Over the long term, iQIYI's prospects do not improve significantly. In a 5-year scenario (through FY2029), our model projects a Revenue CAGR of +2%, as market saturation deepens. By 10 years (through FY2034), growth could approach stagnation with a Revenue CAGR of +1% (independent model), unless a significant new business line or successful international push materializes. The key long-duration sensitivity is the company's ability to develop a durable intellectual property (IP) library that can be monetized over time, similar to Disney. However, a 10% shortfall in expected IP monetization would likely result in long-term EPS growth falling from a modeled +8% to +4%. Long-term assumptions include: 1) limited success in international markets against established players, 2) continued margin pressure from competition, and 3) no fundamental change in the competitive landscape. Overall, iQIYI's long-term growth prospects are weak.
Fair Value
As of November 4, 2025, iQIYI's stock price of $2.25 requires a careful valuation assessment. A triangulated analysis suggests the stock is trading within a reasonable range of its fair value, estimated between $1.90 and $2.70. This places the current price near the midpoint, offering a very limited margin of safety. The stock's current valuation is heavily dependent on its ability to reverse its negative revenue trend and achieve its ambitious forecasted earnings growth, making it a 'watchlist' candidate until fundamental improvements are evident.
iQIYI's valuation using multiples presents a stark contrast between its past and future outlook. The trailing P/E ratio of 239.32 is exceptionally high, indicating past earnings do not support the current price. However, the forward P/E of 23.81 is far more reasonable, signaling strong market expectations for an earnings recovery. The most compelling metric is its EV/EBITDA ratio of 2.94, which is significantly lower than major streaming peers like Netflix and Disney, suggesting the company is cheap on a cash earnings basis and pointing towards potential undervaluation if it can stabilize its business.
The company’s Free Cash Flow (FCF) Yield of 6.57% is a strong positive signal of its financial health. This metric, which shows how much cash the company generates relative to its market valuation, is well above the 5% level generally considered attractive. This robust cash generation provides a cushion to fund operations, manage debt, and reinvest in the business. While the yield supports the current market price, it doesn't scream 'bargain' on its own, instead suggesting the market is pricing the stock's cash flows appropriately given the associated risks.
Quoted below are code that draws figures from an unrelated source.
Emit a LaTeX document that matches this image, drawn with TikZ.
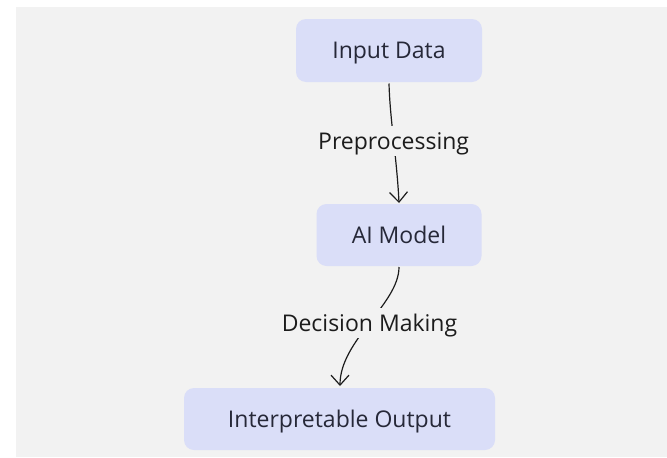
\documentclass[tikz,border=0pt]{standalone}
\usepackage{fontspec}
\setmainfont{Open Sans}
\usetikzlibrary{arrows.meta}
\definecolor{canvas}{HTML}{F2F2F2}
\definecolor{boxfill}{HTML}{DADEF8}
\definecolor{boxtext}{HTML}{262838}
\definecolor{ink}{HTML}{1C1C1C}
\tikzset{
  labelfont/.style={font=\fontsize{23}{27}\selectfont, text height=16.5pt, text depth=0pt},
  stage/.style={labelfont, fill=boxfill, rounded corners=10pt, text=boxtext, inner sep=0pt},
  flow/.style={draw=ink, line width=1.2pt,
    -{Straight Barb[length=10pt,width=18pt,line width=1.2pt]}},
  flowlabel/.style={labelfont, fill=canvas, text=ink, inner xsep=3pt, inner ysep=7pt}
}
\begin{document}
\begin{tikzpicture}[x=1pt,y=-1pt]
  \useasboundingbox (0,0) rectangle (667,458);
  \fill[canvas] (16,7) rectangle (667,457);

  \node[stage, minimum width=186pt, minimum height=63pt] (input) at (389,50.5) {Input Data};
  \node[stage, minimum width=165pt, minimum height=62pt] (model) at (399,235) {AI Model};
  \node[stage, minimum width=311pt, minimum height=62pt] (output) at (339.5,419) {Interpretable Output};

  \coordinate (inA) at (389,83.5);
  \coordinate (inB) at (399,203);
  \coordinate (dmA) at (399,267);
  \coordinate (dmB) at (340,386);

  \draw[flow] (inA) .. controls (390,120) and (397,160) .. (inB)
    node[flowlabel, pos=0.5] (prep) {Preprocessing};
  \draw[flow] (dmA) .. controls (399,304) and (340,340) .. (dmB)
    node[flowlabel, pos=0.5] (decide) {Decision Making};
\end{tikzpicture}
\end{document}
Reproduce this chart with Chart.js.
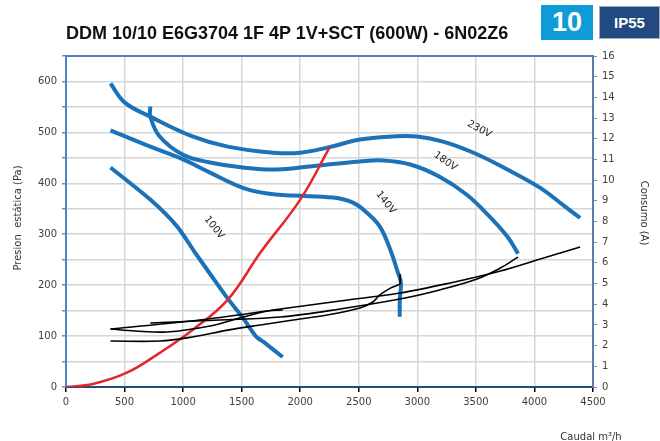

Combining these different valuation methods, iQIYI appears to be fairly valued. The low EV/EBITDA multiple presents the strongest argument for undervaluation, but this must be weighed against the significant risks of declining revenue and the market's heavy reliance on future growth that may not materialize. The strong cash flow yield provides support, but the uncertainty surrounding sales and earnings makes the overall picture balanced. Therefore, the fair value estimate of $1.90–$2.70 reflects this mix of positive cash-based metrics and negative growth trends.